BEGIN Data to use

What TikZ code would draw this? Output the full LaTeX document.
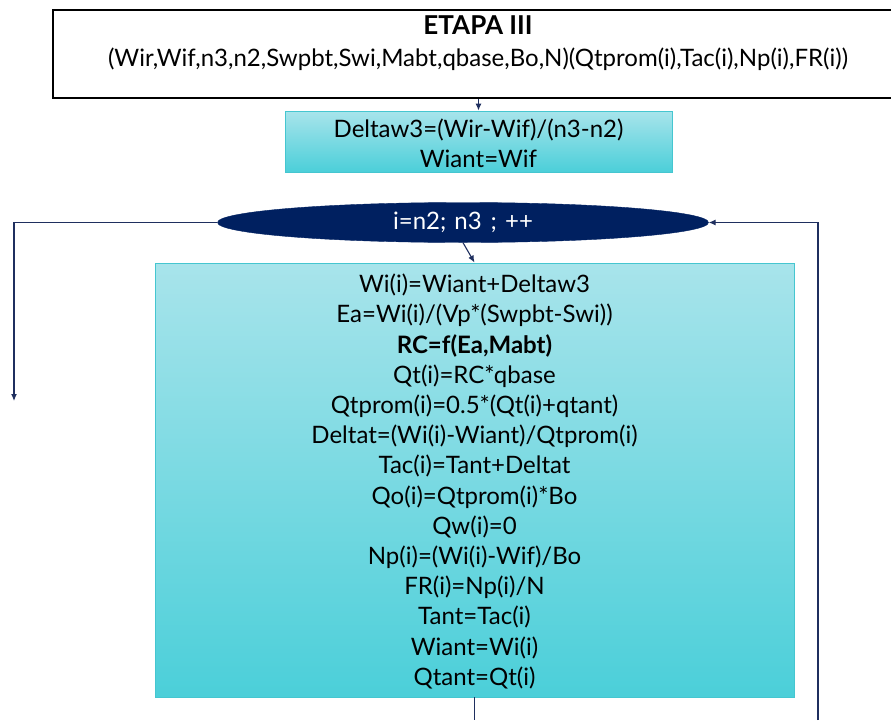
\documentclass[tikz,border=0pt]{standalone}
\usepackage{fontspec}
\setmainfont{Lato}
\usetikzlibrary{shapes.geometric,arrows.meta}
\definecolor{navy}{HTML}{002060}
\definecolor{lnk}{HTML}{1F2F5F}
\definecolor{cyantop}{HTML}{A8E4EB}
\definecolor{cyanbot}{HTML}{4BCFD9}
\definecolor{cyanedge}{HTML}{45C6D0}
\tikzset{
  x=1pt, y=-1pt,
  topbox/.style={draw=black, line width=1.8pt, rectangle, minimum width=850pt, minimum height=88pt, inner sep=0pt},
  procbox/.style={draw=cyanedge, line width=0.9pt, rectangle, top color=cyantop, bottom color=cyanbot, inner sep=0pt, align=center},
  loopnode/.style={ellipse, fill=navy, draw=navy, inner sep=0pt, text=white},
  link/.style={draw=lnk, line width=1.1pt},
  arr/.style={link, -{Latex[length=7pt,width=6pt]}},
  txt/.style={font=\fontsize{24}{30.2}\selectfont, align=center, inner sep=0pt},
}
\begin{document}
\begin{tikzpicture}
\useasboundingbox (0,0) rectangle (891,720);
\node[topbox] (top) at (478,54) {};
\node[txt, font=\fontsize{24}{32}\selectfont] (toptext) at (478,43) {{\fontsize{26}{32}\selectfont\textbf{ETAPA III}}\\(Wir,Wif,n3,n2,Swpbt,Swi,Mabt,qbase,Bo,N)(Qtprom(i),Tac(i),Np(i),FR(i))};
\node[procbox, minimum width=387pt, minimum height=61pt] (delta) at (478.5,141.5) {};
\node[txt] (deltatext) at (478.5,143) {Deltaw3=(Wir-Wif)/(n3-n2)\\Wiant=Wif};
\node[loopnode, minimum width=491pt, minimum height=40pt] (loop) at (463,222.5) {};
\node[txt, text=white] (looptext) at (463,222.5) {i=n2;\hspace{0.08em} n3\hspace{0.12em} ;\hspace{0.08em} ++};
\node[procbox, minimum width=639pt, minimum height=434pt] (big) at (474.5,480) {};
\node[txt] (bigtext) at (474.5,481.5) {Wi(i)=Wiant+Deltaw3\\
Ea=Wi(i)/(Vp*(Swpbt-Swi))\\
\textbf{RC=f(Ea,Mabt)}\\
Qt(i)=RC*qbase\\
Qtprom(i)=0.5*(Qt(i)+qtant)\\
Deltat=(Wi(i)-Wiant)/Qtprom(i)\\
Tac(i)=Tant+Deltat\\
Qo(i)=Qtprom(i)*Bo\\
Qw(i)=0\\
Np(i)=(Wi(i)-Wif)/Bo\\
FR(i)=Np(i)/N\\
Tant=Tac(i)\\
Wiant=Wi(i)\\
Qtant=Qt(i)};
\coordinate (leftend) at (14,401);
\coordinate (rightstart) at (818,720);
\coordinate (botend) at (474.5,720);
\draw[arr] (delta.north |- top.south) -- (delta.north);
\draw[arr] (loop.south) -- (big.north);
\draw[arr] (loop.west) -| (leftend);
\draw[arr] (rightstart) |- (loop.east);
\draw[link] (big.south) -- (botend);
\end{tikzpicture}
\end{document}
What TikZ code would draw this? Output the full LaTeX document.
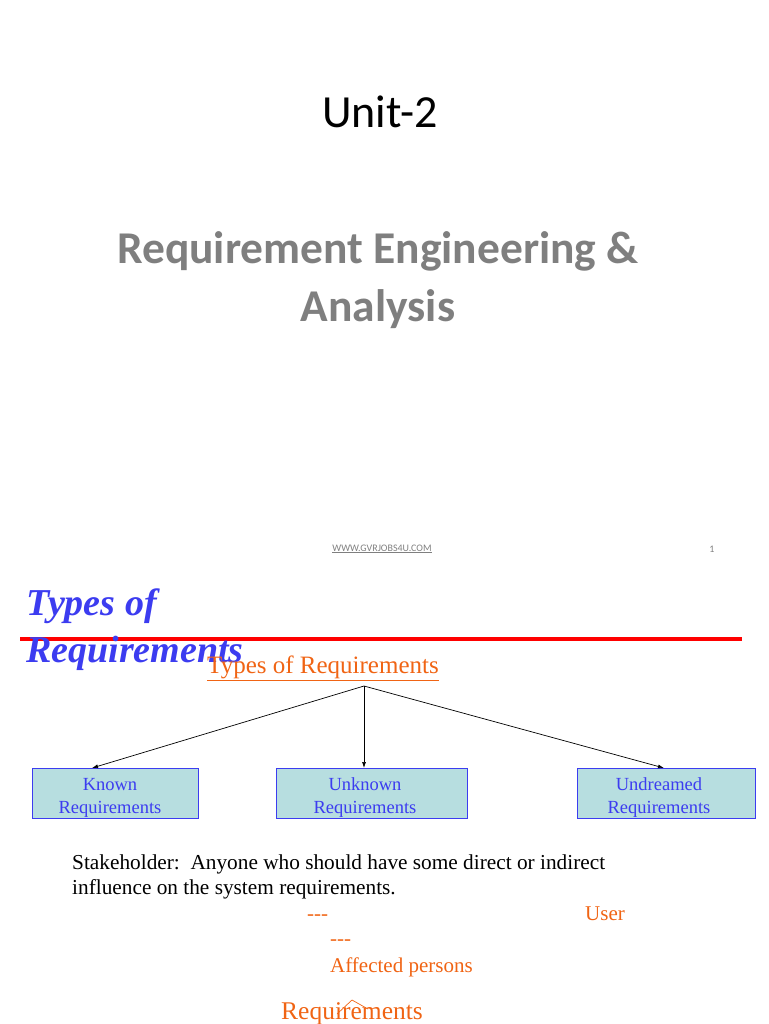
\documentclass[tikz,border=0pt]{standalone}
\usepackage{fontspec}
\setmainfont{Liberation Serif}
\newfontfamily\carlitofont{Carlito}
\usetikzlibrary{arrows.meta}
\definecolor{tgray}{RGB}{127,127,127}
\definecolor{tblue}{RGB}{60,60,240}
\definecolor{torange}{RGB}{240,100,20}
\definecolor{tfill}{RGB}{183,222,224}
\tikzset{
 rbox/.style={draw=tblue,fill=tfill,line width=0.8pt,minimum height=50pt},
 rtext/.style={align=center,font=\fontsize{18.5}{23}\selectfont,text=tblue,inner sep=1pt},
 conn/.style={-{Latex[length=6pt,width=4pt]},line width=0.7pt},
 otext/.style={text=torange,font=\fontsize{21}{24}\selectfont,anchor=base west,inner sep=0}
}
\begin{document}
\begin{tikzpicture}[x=1pt,y=-1pt]
\useasboundingbox (0,0) rectangle (768,1024);
\node[font=\carlitofont\fontsize{46}{50}\selectfont] (u) at (380,112) {Unit-2};
\node[text=tgray,align=center,font=\carlitofont\bfseries\fontsize{45.5}{58}\selectfont] (t) at (378,280) {Requirement Engineering \&\\ Analysis};
\node[text=tgray,font=\carlitofont\fontsize{10}{12}\selectfont] (w) at (382,549) {\underline{WWW.GVRJOBS4U.COM}};
\node[text=tgray,font=\carlitofont\fontsize{10}{12}\selectfont] (p) at (712,549) {1};
\node[anchor=west,text=tblue,inner sep=0,font=\fontsize{38}{40}\selectfont\bfseries\itshape] (h1) at (26,606) {Types of};
\draw[red,line width=4pt] (20,639) -- (742,639);
\node[anchor=west,text=tblue,inner sep=0,font=\fontsize{38}{40}\selectfont\bfseries\itshape] (h2) at (26,653) {Requirements};
\node[text=torange,font=\fontsize{25}{28}\selectfont] (tr) at (323,668) {\underline{Types of Requirements}};
\coordinate (apex) at (364,686);
\node[rbox,minimum width=166pt] (k) at (115,793) {};
\node[rbox,minimum width=191pt] (un) at (371.5,793) {};
\node[rbox,minimum width=178pt] (ud) at (666,793) {};
\node[rtext] (kt) at (110,798) {Known\\Requirements};
\node[rtext] (unt) at (365,798) {Unknown\\Requirements};
\node[rtext] (udt) at (659,798) {Undreamed\\Requirements};
\draw[conn] (apex) -- (92,768);
\draw[conn] (apex) -- (364,768);
\draw[conn] (apex) -- (664,768);
\node[anchor=base west,inner sep=0,align=left,font=\fontsize{21.3}{25}\selectfont] (s) at (72,894) {Stakeholder:\ \ Anyone who should have some direct or indirect\\influence on the system requirements.};
\node[otext] (d1) at (307,920) {{-}{-}{-}};
\node[otext] (us) at (585,920) {User};
\node[otext] (d2) at (330,945) {{-}{-}{-}};
\node[otext] (af) at (330,972) {Affected persons};
\node[text=torange,font=\fontsize{25.5}{28}\selectfont] (rq) at (352,1014) {Requirements};
\draw[torange,line width=0.7pt] (337,1014) -- (352,1000) -- (368,1009);
\end{tikzpicture}
\end{document}
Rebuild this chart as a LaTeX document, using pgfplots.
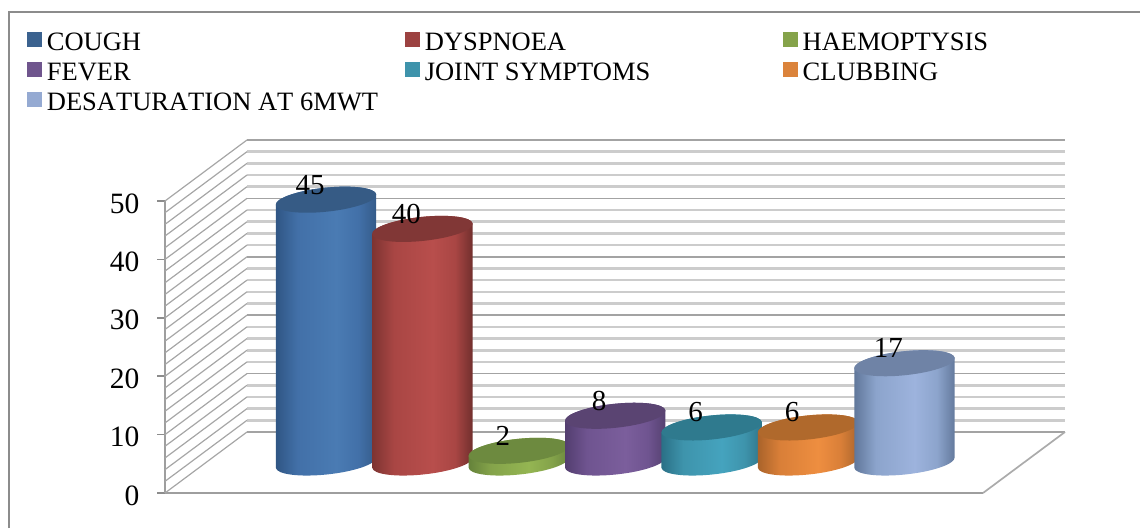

END Data to use

• _Aim_:
Without the pictures, restate each entry exactly.

• _Result of this exercise_:
What TikZ code would draw this? Output the full LaTeX document.
\documentclass[tikz,border=0pt]{standalone}
\usepackage{fontspec}
\setmainfont{Lato}
\usetikzlibrary{shapes.geometric,arrows.meta}
\definecolor{navy}{HTML}{002060}
\definecolor{lnk}{HTML}{1F2F5F}
\definecolor{cyantop}{HTML}{A8E4EB}
\definecolor{cyanbot}{HTML}{4BCFD9}
\definecolor{cyanedge}{HTML}{45C6D0}
\tikzset{
  x=1pt, y=-1pt,
  topbox/.style={draw=black, line width=1.8pt, rectangle, minimum width=850pt, minimum height=88pt, inner sep=0pt},
  procbox/.style={draw=cyanedge, line width=0.9pt, rectangle, top color=cyantop, bottom color=cyanbot, inner sep=0pt, align=center},
  loopnode/.style={ellipse, fill=navy, draw=navy, inner sep=0pt, text=white},
  link/.style={draw=lnk, line width=1.1pt},
  arr/.style={link, -{Latex[length=7pt,width=6pt]}},
  txt/.style={font=\fontsize{24}{30.2}\selectfont, align=center, inner sep=0pt},
}
\begin{document}
\begin{tikzpicture}
\useasboundingbox (0,0) rectangle (891,720);
\node[topbox] (top) at (478,54) {};
\node[txt, font=\fontsize{24}{32}\selectfont] (toptext) at (478,43) {{\fontsize{26}{32}\selectfont\textbf{ETAPA III}}\\(Wir,Wif,n3,n2,Swpbt,Swi,Mabt,qbase,Bo,N)(Qtprom(i),Tac(i),Np(i),FR(i))};
\node[procbox, minimum width=387pt, minimum height=61pt] (delta) at (478.5,141.5) {};
\node[txt] (deltatext) at (478.5,143) {Deltaw3=(Wir-Wif)/(n3-n2)\\Wiant=Wif};
\node[loopnode, minimum width=491pt, minimum height=40pt] (loop) at (463,222.5) {};
\node[txt, text=white] (looptext) at (463,222.5) {i=n2;\hspace{0.08em} n3\hspace{0.12em} ;\hspace{0.08em} ++};
\node[procbox, minimum width=639pt, minimum height=434pt] (big) at (474.5,480) {};
\node[txt] (bigtext) at (474.5,481.5) {Wi(i)=Wiant+Deltaw3\\
Ea=Wi(i)/(Vp*(Swpbt-Swi))\\
\textbf{RC=f(Ea,Mabt)}\\
Qt(i)=RC*qbase\\
Qtprom(i)=0.5*(Qt(i)+qtant)\\
Deltat=(Wi(i)-Wiant)/Qtprom(i)\\
Tac(i)=Tant+Deltat\\
Qo(i)=Qtprom(i)*Bo\\
Qw(i)=0\\
Np(i)=(Wi(i)-Wif)/Bo\\
FR(i)=Np(i)/N\\
Tant=Tac(i)\\
Wiant=Wi(i)\\
Qtant=Qt(i)};
\coordinate (leftend) at (14,401);
\coordinate (rightstart) at (818,720);
\coordinate (botend) at (474.5,720);
\draw[arr] (delta.north |- top.south) -- (delta.north);
\draw[arr] (loop.south) -- (big.north);
\draw[arr] (loop.west) -| (leftend);
\draw[arr] (rightstart) |- (loop.east);
\draw[link] (big.south) -- (botend);
\end{tikzpicture}
\end{document}
What TikZ code would draw this? Output the full LaTeX document.
\documentclass[tikz,border=0pt]{standalone}
\usepackage{fontspec}
\setmainfont{Liberation Serif}
\newfontfamily\carlitofont{Carlito}
\usetikzlibrary{arrows.meta}
\definecolor{tgray}{RGB}{127,127,127}
\definecolor{tblue}{RGB}{60,60,240}
\definecolor{torange}{RGB}{240,100,20}
\definecolor{tfill}{RGB}{183,222,224}
\tikzset{
 rbox/.style={draw=tblue,fill=tfill,line width=0.8pt,minimum height=50pt},
 rtext/.style={align=center,font=\fontsize{18.5}{23}\selectfont,text=tblue,inner sep=1pt},
 conn/.style={-{Latex[length=6pt,width=4pt]},line width=0.7pt},
 otext/.style={text=torange,font=\fontsize{21}{24}\selectfont,anchor=base west,inner sep=0}
}
\begin{document}
\begin{tikzpicture}[x=1pt,y=-1pt]
\useasboundingbox (0,0) rectangle (768,1024);
\node[font=\carlitofont\fontsize{46}{50}\selectfont] (u) at (380,112) {Unit-2};
\node[text=tgray,align=center,font=\carlitofont\bfseries\fontsize{45.5}{58}\selectfont] (t) at (378,280) {Requirement Engineering \&\\ Analysis};
\node[text=tgray,font=\carlitofont\fontsize{10}{12}\selectfont] (w) at (382,549) {\underline{WWW.GVRJOBS4U.COM}};
\node[text=tgray,font=\carlitofont\fontsize{10}{12}\selectfont] (p) at (712,549) {1};
\node[anchor=west,text=tblue,inner sep=0,font=\fontsize{38}{40}\selectfont\bfseries\itshape] (h1) at (26,606) {Types of};
\draw[red,line width=4pt] (20,639) -- (742,639);
\node[anchor=west,text=tblue,inner sep=0,font=\fontsize{38}{40}\selectfont\bfseries\itshape] (h2) at (26,653) {Requirements};
\node[text=torange,font=\fontsize{25}{28}\selectfont] (tr) at (323,668) {\underline{Types of Requirements}};
\coordinate (apex) at (364,686);
\node[rbox,minimum width=166pt] (k) at (115,793) {};
\node[rbox,minimum width=191pt] (un) at (371.5,793) {};
\node[rbox,minimum width=178pt] (ud) at (666,793) {};
\node[rtext] (kt) at (110,798) {Known\\Requirements};
\node[rtext] (unt) at (365,798) {Unknown\\Requirements};
\node[rtext] (udt) at (659,798) {Undreamed\\Requirements};
\draw[conn] (apex) -- (92,768);
\draw[conn] (apex) -- (364,768);
\draw[conn] (apex) -- (664,768);
\node[anchor=base west,inner sep=0,align=left,font=\fontsize{21.3}{25}\selectfont] (s) at (72,894) {Stakeholder:\ \ Anyone who should have some direct or indirect\\influence on the system requirements.};
\node[otext] (d1) at (307,920) {{-}{-}{-}};
\node[otext] (us) at (585,920) {User};
\node[otext] (d2) at (330,945) {{-}{-}{-}};
\node[otext] (af) at (330,972) {Affected persons};
\node[text=torange,font=\fontsize{25.5}{28}\selectfont] (rq) at (352,1014) {Requirements};
\draw[torange,line width=0.7pt] (337,1014) -- (352,1000) -- (368,1009);
\end{tikzpicture}
\end{document}
Rebuild this chart as a LaTeX document, using pgfplots.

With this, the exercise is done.